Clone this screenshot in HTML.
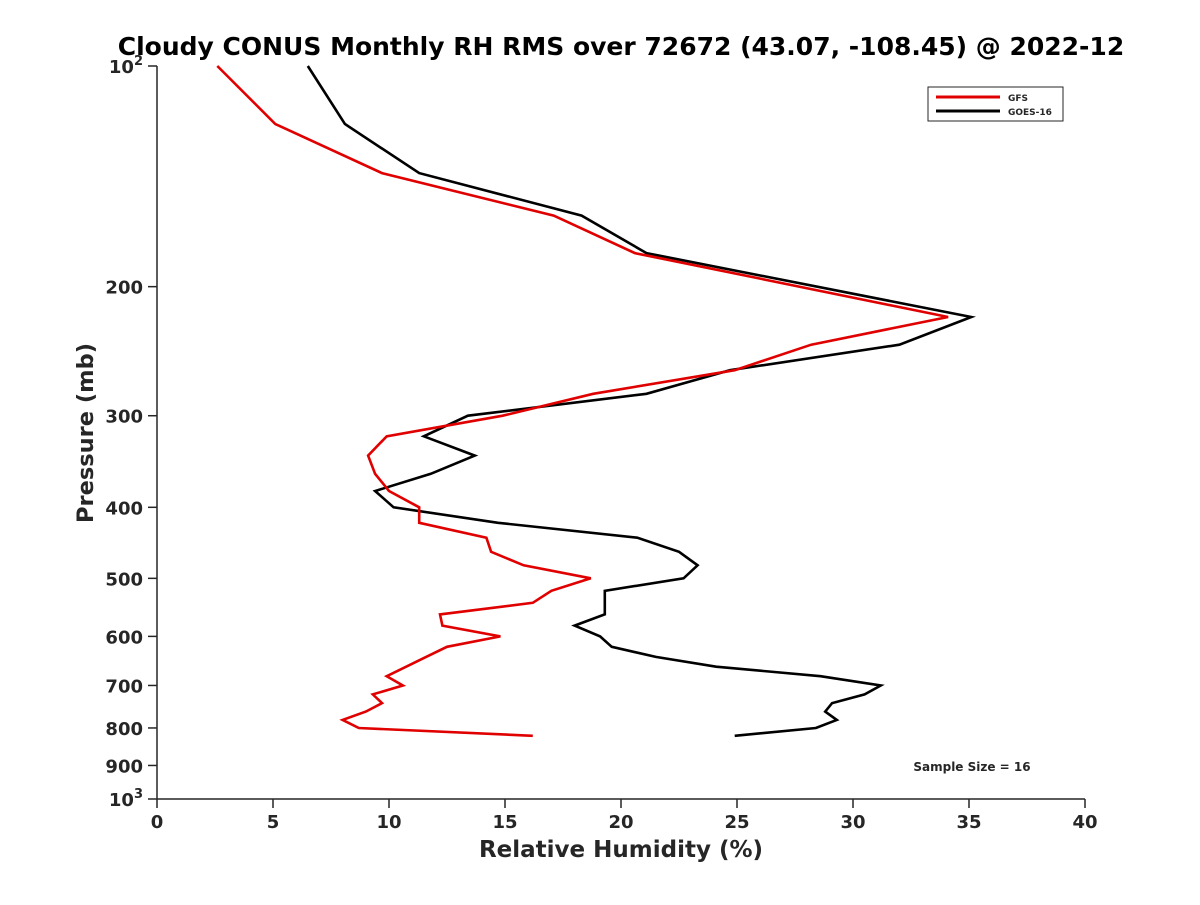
<!DOCTYPE html>
<html><head><meta charset="utf-8"><style>
body{margin:0;background:#fff}
svg text{font-family:"DejaVu Sans","Liberation Sans",sans-serif;font-weight:bold;fill:#262626}
</style></head><body>
<svg id="c" width="1200" height="900" xmlns="http://www.w3.org/2000/svg">
<rect width="1200" height="900" fill="#fff"/>
<text x="621" y="55" font-size="25" text-anchor="middle" style="fill:#000">Cloudy CONUS Monthly RH RMS over 72672 (43.07, -108.45) @ 2022-12</text>
<g id="axes"></g>
<g id="series"></g>
<g>
<rect x="928" y="87" width="135" height="34" fill="#fff" stroke="#262626" stroke-width="1"/>
<line x1="936" y1="97" x2="1000" y2="97" stroke="#e00000" stroke-width="3"/>
<text x="1008" y="101" font-size="9">GFS</text>
<line x1="936" y1="111" x2="1000" y2="111" stroke="#000" stroke-width="3"/>
<text x="1008" y="115" font-size="9">GOES-16</text>
</g>
<text x="972" y="771" font-size="12" text-anchor="middle">Sample Size = 16</text>
<text x="621" y="857" font-size="23" text-anchor="middle">Relative Humidity (%)</text>
<text transform="translate(93,433) rotate(-90)" font-size="22.5" text-anchor="middle">Pressure (mb)</text>
</svg>
<script>
const pressures=[100,120,140,160,180,220,240,260,280,300,320,340,360,380,400,420,440,460,480,500,520,540,560,580,600,620,640,680,700,720,740,760,780,800,820];
const gfsRH=[2.6,5.1,9.7,17.1,20.6,34.1,28.2,24.9,18.8,14.9,9.9,9.1,9.4,10.0,11.3,11.3,14.2,14.4,15.8,18.7,17.0,16.2,12.2,12.3,14.8,12.5,11.6,9.9,10.6,9.3,9.7,9.0,8.0,8.7,16.2];
const goesPressures=[100,120,140,160,180,220,240,260,280,300,320,340,360,380,400,420,440,460,480,500,520,540,560,580,600,620,640,660,680,700,720,740,760,780,800,820];
const goesRH=[6.5,8.1,11.3,18.3,21.1,35.1,32.0,24.7,21.1,13.4,11.5,13.7,11.8,9.4,10.2,14.7,20.7,22.5,23.3,22.7,19.3,19.3,19.3,18.0,19.1,19.6,21.5,24.1,28.6,31.2,30.5,29.1,28.8,29.3,28.4,24.9];
const xTicks=[0,5,10,15,20,25,30,35,40];
const yTicks=[100,200,300,400,500,600,700,800,900,1000];
const NS="http://www.w3.org/2000/svg";
const X0=157,X1=1085,Y0=66,Y1=799;
function xs(v){return X0+(v-0)/40*(X1-X0);}
function ys(p){return Y0+(Math.log10(p)-2)*(Y1-Y0);}
function mk(t,a,parent){const e=document.createElementNS(NS,t);for(const k in a)e.setAttribute(k,a[k]);parent.appendChild(e);return e;}
const ax=document.getElementById('axes');
let l=mk('line',{x1:X0,y1:Y0,x2:X0,y2:Y1,stroke:'#262626','stroke-width':1.5},ax);


l=mk('line',{x1:X0,y1:Y1,x2:X1,y2:Y1,stroke:'#262626','stroke-width':1.5},ax);


xTicks.forEach(v=>{
  mk('line',{x1:xs(v),y1:Y1,x2:xs(v),y2:Y1+9,stroke:'#262626','stroke-width':1.5},ax);
  const t=mk('text',{x:xs(v),y:828,'font-size':18,'text-anchor':'middle'},ax);
  t.textContent=v;
  
  
});
yTicks.forEach(p=>{
  const y=ys(p);
  mk('line',{x1:X0-9,y1:y,x2:X0,y2:y,stroke:'#262626','stroke-width':1.5},ax);
  const t=mk('text',{x:X0-14,y:y+7,'font-size':18,'text-anchor':'end'},ax);
  if(p===100||p===1000){
    t.textContent='10';
    const s=mk('tspan',{dy:-8,'font-size':13},t);s.textContent=p===100?'2':'3';
  } else t.textContent=p;
  
  
});
const sg=document.getElementById('series');
function line(rh,pr,col,name){
  const pts=rh.map((v,i)=>xs(v).toFixed(1)+','+ys(pr[i]).toFixed(1)).join(' ');
  const e=mk('polyline',{points:pts,fill:'none',stroke:col,'stroke-width':2.6,'stroke-linejoin':'miter'},sg);
  
  
}
line(goesRH,goesPressures,'#000','goes16-line');
line(gfsRH,pressures,'#e00000','gfs-line');
</script>
</body></html>
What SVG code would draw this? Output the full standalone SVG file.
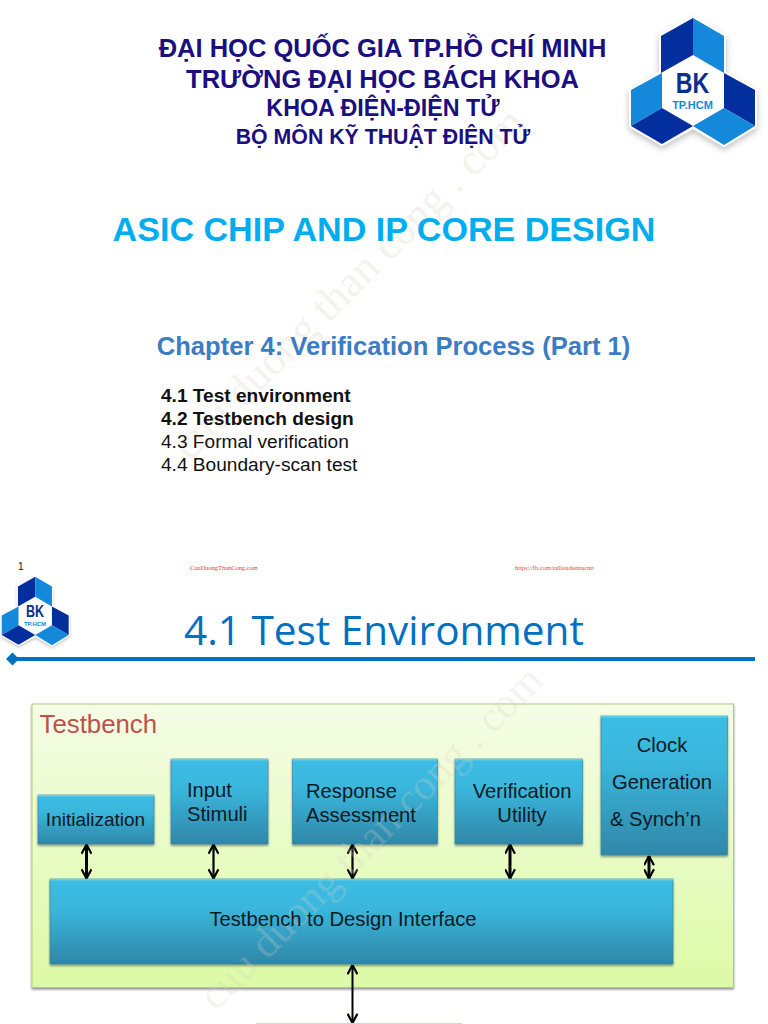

- Exercise details -
Print each of the records above exactly as written, leaving no picture in the copy.

- Result -
Clone this screenshot in HTML.
<!DOCTYPE html>
<html><head><meta charset="utf-8"><style>
body{margin:0;background:#fff}
svg text{font-family:"DejaVu Sans","Liberation Sans",sans-serif;font-weight:bold;fill:#262626}
</style></head><body>
<svg id="c" width="1200" height="900" xmlns="http://www.w3.org/2000/svg">
<rect width="1200" height="900" fill="#fff"/>
<text x="621" y="55" font-size="25" text-anchor="middle" style="fill:#000">Cloudy CONUS Monthly RH RMS over 72672 (43.07, -108.45) @ 2022-12</text>
<g id="axes"></g>
<g id="series"></g>
<g>
<rect x="928" y="87" width="135" height="34" fill="#fff" stroke="#262626" stroke-width="1"/>
<line x1="936" y1="97" x2="1000" y2="97" stroke="#e00000" stroke-width="3"/>
<text x="1008" y="101" font-size="9">GFS</text>
<line x1="936" y1="111" x2="1000" y2="111" stroke="#000" stroke-width="3"/>
<text x="1008" y="115" font-size="9">GOES-16</text>
</g>
<text x="972" y="771" font-size="12" text-anchor="middle">Sample Size = 16</text>
<text x="621" y="857" font-size="23" text-anchor="middle">Relative Humidity (%)</text>
<text transform="translate(93,433) rotate(-90)" font-size="22.5" text-anchor="middle">Pressure (mb)</text>
</svg>
<script>
const pressures=[100,120,140,160,180,220,240,260,280,300,320,340,360,380,400,420,440,460,480,500,520,540,560,580,600,620,640,680,700,720,740,760,780,800,820];
const gfsRH=[2.6,5.1,9.7,17.1,20.6,34.1,28.2,24.9,18.8,14.9,9.9,9.1,9.4,10.0,11.3,11.3,14.2,14.4,15.8,18.7,17.0,16.2,12.2,12.3,14.8,12.5,11.6,9.9,10.6,9.3,9.7,9.0,8.0,8.7,16.2];
const goesPressures=[100,120,140,160,180,220,240,260,280,300,320,340,360,380,400,420,440,460,480,500,520,540,560,580,600,620,640,660,680,700,720,740,760,780,800,820];
const goesRH=[6.5,8.1,11.3,18.3,21.1,35.1,32.0,24.7,21.1,13.4,11.5,13.7,11.8,9.4,10.2,14.7,20.7,22.5,23.3,22.7,19.3,19.3,19.3,18.0,19.1,19.6,21.5,24.1,28.6,31.2,30.5,29.1,28.8,29.3,28.4,24.9];
const xTicks=[0,5,10,15,20,25,30,35,40];
const yTicks=[100,200,300,400,500,600,700,800,900,1000];
const NS="http://www.w3.org/2000/svg";
const X0=157,X1=1085,Y0=66,Y1=799;
function xs(v){return X0+(v-0)/40*(X1-X0);}
function ys(p){return Y0+(Math.log10(p)-2)*(Y1-Y0);}
function mk(t,a,parent){const e=document.createElementNS(NS,t);for(const k in a)e.setAttribute(k,a[k]);parent.appendChild(e);return e;}
const ax=document.getElementById('axes');
let l=mk('line',{x1:X0,y1:Y0,x2:X0,y2:Y1,stroke:'#262626','stroke-width':1.5},ax);


l=mk('line',{x1:X0,y1:Y1,x2:X1,y2:Y1,stroke:'#262626','stroke-width':1.5},ax);


xTicks.forEach(v=>{
  mk('line',{x1:xs(v),y1:Y1,x2:xs(v),y2:Y1+9,stroke:'#262626','stroke-width':1.5},ax);
  const t=mk('text',{x:xs(v),y:828,'font-size':18,'text-anchor':'middle'},ax);
  t.textContent=v;
  
  
});
yTicks.forEach(p=>{
  const y=ys(p);
  mk('line',{x1:X0-9,y1:y,x2:X0,y2:y,stroke:'#262626','stroke-width':1.5},ax);
  const t=mk('text',{x:X0-14,y:y+7,'font-size':18,'text-anchor':'end'},ax);
  if(p===100||p===1000){
    t.textContent='10';
    const s=mk('tspan',{dy:-8,'font-size':13},t);s.textContent=p===100?'2':'3';
  } else t.textContent=p;
  
  
});
const sg=document.getElementById('series');
function line(rh,pr,col,name){
  const pts=rh.map((v,i)=>xs(v).toFixed(1)+','+ys(pr[i]).toFixed(1)).join(' ');
  const e=mk('polyline',{points:pts,fill:'none',stroke:col,'stroke-width':2.6,'stroke-linejoin':'miter'},sg);
  
  
}
line(goesRH,goesPressures,'#000','goes16-line');
line(gfsRH,pressures,'#e00000','gfs-line');
</script>
</body></html>
What SVG code would draw this? Output the full standalone SVG file.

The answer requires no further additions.